WHAT IS EXPECTED: Return each line of the listing below, unchanged, and omit the images.

DATA PROVIDED:

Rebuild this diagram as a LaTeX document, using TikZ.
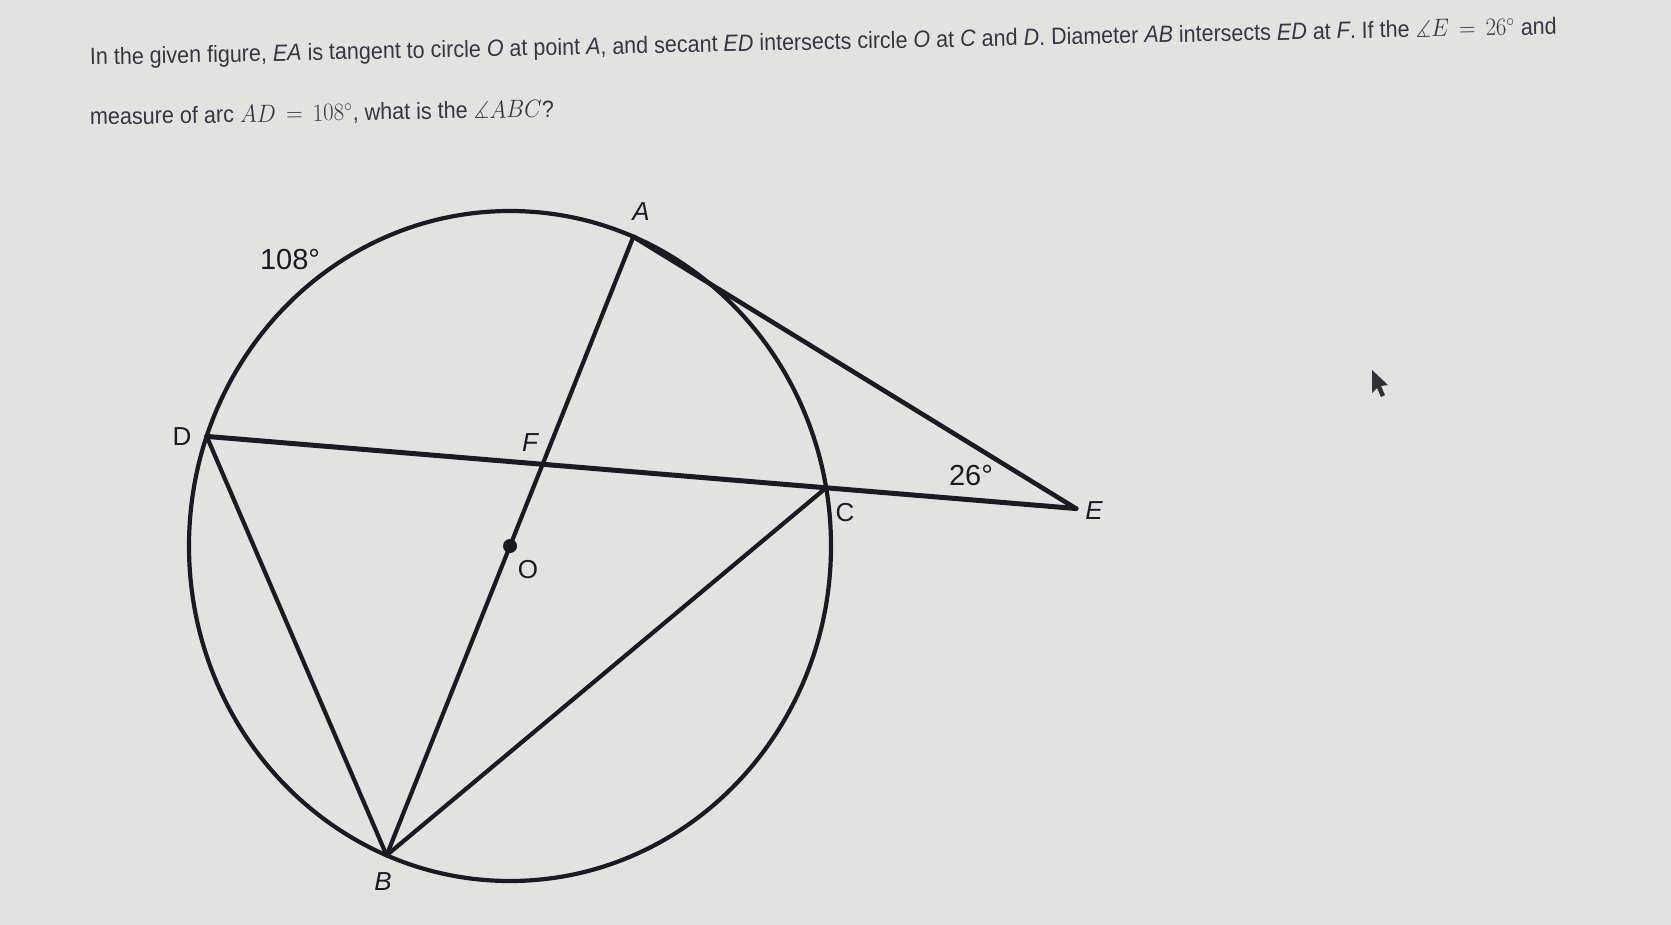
\documentclass[tikz,border=0pt]{standalone}
\usepackage{graphicx}
\usepackage{amssymb}
\usepackage{fontspec}
\setmainfont{Liberation Sans}
\usetikzlibrary{calc}
\definecolor{bg}{RGB}{226,227,225}
\definecolor{ink}{RGB}{26,26,34}
\definecolor{txt}{RGB}{52,54,66}
\begin{document}
\begin{tikzpicture}[x=1pt,y=-1pt,
  fig/.style={draw=ink,line width=4.2pt,line cap=round,line join=round},
  lbl/.style={text=ink,font=\fontsize{26}{28}\selectfont,inner sep=0pt},
  deglbl/.style={text=ink,font=\fontsize{29}{31}\selectfont,inner sep=0pt},
  qtext/.style={text=txt,inner sep=0pt,anchor=base west,font=\fontsize{23.5}{26}\selectfont}]
\fill[bg] (0,0) rectangle (1671,925);
\useasboundingbox (0,0) rectangle (1671,925);
% question text
\node[qtext,rotate=1.2] (q1) at (90,65) {\resizebox{1467pt}{\height}{In the given figure, \textit{EA} is tangent to circle \textit{O} at point \textit{A}, and secant \textit{ED} intersects circle \textit{O} at \textit{C} and \textit{D}. Diameter \textit{AB} intersects \textit{ED} at \textit{F}. If the $\measuredangle E\,=\,26^\circ$ and}};
\node[qtext,rotate=1.0] (q2) at (90,125) {\resizebox{464pt}{\height}{measure of arc $AD\,=\,108^\circ$, what is the $\measuredangle ABC$?}};
% geometry
\coordinate (O) at (510,546);
\coordinate (A) at (633.4,236.7);
\coordinate (B) at (386.6,855.3);
\coordinate (D) at (206.7,436.4);
\coordinate (C) at (826.1,487.8);
\coordinate (E) at ($(D)!1.4035!(C)$);
\draw[fig] (O) ellipse [x radius=321pt, y radius=335pt];
\draw[fig] (A) -- (B);
\draw[fig] (B) -- (D);
\draw[fig] (B) -- (C);
\draw[fig,line width=5pt] (D) -- (E);
\draw[fig,line width=4.6pt] (E) -- (A);
\fill[ink] (O) circle [radius=7pt];
% labels
\node[lbl,font=\fontsize{26}{28}\selectfont\itshape] (lA) at (641,212) {A};
\node[lbl] (lD) at (182,437) {D};
\node[lbl,font=\fontsize{26}{28}\selectfont\itshape] (lF) at (530,443) {F};
\node[lbl] (lC) at (845,513) {C};
\node[lbl,font=\fontsize{26}{28}\selectfont\itshape] (lE) at (1094,511) {E};
\node[lbl] (lO) at (528,570) {O};
\node[lbl,font=\fontsize{26}{28}\selectfont\itshape] (lB) at (383,882) {B};
\node[deglbl] (l108) at (290,260) {108°};
\node[deglbl] (l26) at (971,476) {26°};
% mouse pointer
\fill[ink!90] (1372,370) -- (1372,393) -- (1377,388) -- (1381,397) -- (1385,395) -- (1381,386) -- (1388,385) -- cycle;
\end{tikzpicture}
\end{document}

TASK RESULT:
Rebuild this diagram as a LaTeX document, using TikZ.
\documentclass[tikz,border=0pt]{standalone}
\usepackage{graphicx}
\usepackage{amssymb}
\usepackage{fontspec}
\setmainfont{Liberation Sans}
\usetikzlibrary{calc}
\definecolor{bg}{RGB}{226,227,225}
\definecolor{ink}{RGB}{26,26,34}
\definecolor{txt}{RGB}{52,54,66}
\begin{document}
\begin{tikzpicture}[x=1pt,y=-1pt,
  fig/.style={draw=ink,line width=4.2pt,line cap=round,line join=round},
  lbl/.style={text=ink,font=\fontsize{26}{28}\selectfont,inner sep=0pt},
  deglbl/.style={text=ink,font=\fontsize{29}{31}\selectfont,inner sep=0pt},
  qtext/.style={text=txt,inner sep=0pt,anchor=base west,font=\fontsize{23.5}{26}\selectfont}]
\fill[bg] (0,0) rectangle (1671,925);
\useasboundingbox (0,0) rectangle (1671,925);
% question text
\node[qtext,rotate=1.2] (q1) at (90,65) {\resizebox{1467pt}{\height}{In the given figure, \textit{EA} is tangent to circle \textit{O} at point \textit{A}, and secant \textit{ED} intersects circle \textit{O} at \textit{C} and \textit{D}. Diameter \textit{AB} intersects \textit{ED} at \textit{F}. If the $\measuredangle E\,=\,26^\circ$ and}};
\node[qtext,rotate=1.0] (q2) at (90,125) {\resizebox{464pt}{\height}{measure of arc $AD\,=\,108^\circ$, what is the $\measuredangle ABC$?}};
% geometry
\coordinate (O) at (510,546);
\coordinate (A) at (633.4,236.7);
\coordinate (B) at (386.6,855.3);
\coordinate (D) at (206.7,436.4);
\coordinate (C) at (826.1,487.8);
\coordinate (E) at ($(D)!1.4035!(C)$);
\draw[fig] (O) ellipse [x radius=321pt, y radius=335pt];
\draw[fig] (A) -- (B);
\draw[fig] (B) -- (D);
\draw[fig] (B) -- (C);
\draw[fig,line width=5pt] (D) -- (E);
\draw[fig,line width=4.6pt] (E) -- (A);
\fill[ink] (O) circle [radius=7pt];
% labels
\node[lbl,font=\fontsize{26}{28}\selectfont\itshape] (lA) at (641,212) {A};
\node[lbl] (lD) at (182,437) {D};
\node[lbl,font=\fontsize{26}{28}\selectfont\itshape] (lF) at (530,443) {F};
\node[lbl] (lC) at (845,513) {C};
\node[lbl,font=\fontsize{26}{28}\selectfont\itshape] (lE) at (1094,511) {E};
\node[lbl] (lO) at (528,570) {O};
\node[lbl,font=\fontsize{26}{28}\selectfont\itshape] (lB) at (383,882) {B};
\node[deglbl] (l108) at (290,260) {108°};
\node[deglbl] (l26) at (971,476) {26°};
% mouse pointer
\fill[ink!90] (1372,370) -- (1372,393) -- (1377,388) -- (1381,397) -- (1385,395) -- (1381,386) -- (1388,385) -- cycle;
\end{tikzpicture}
\end{document}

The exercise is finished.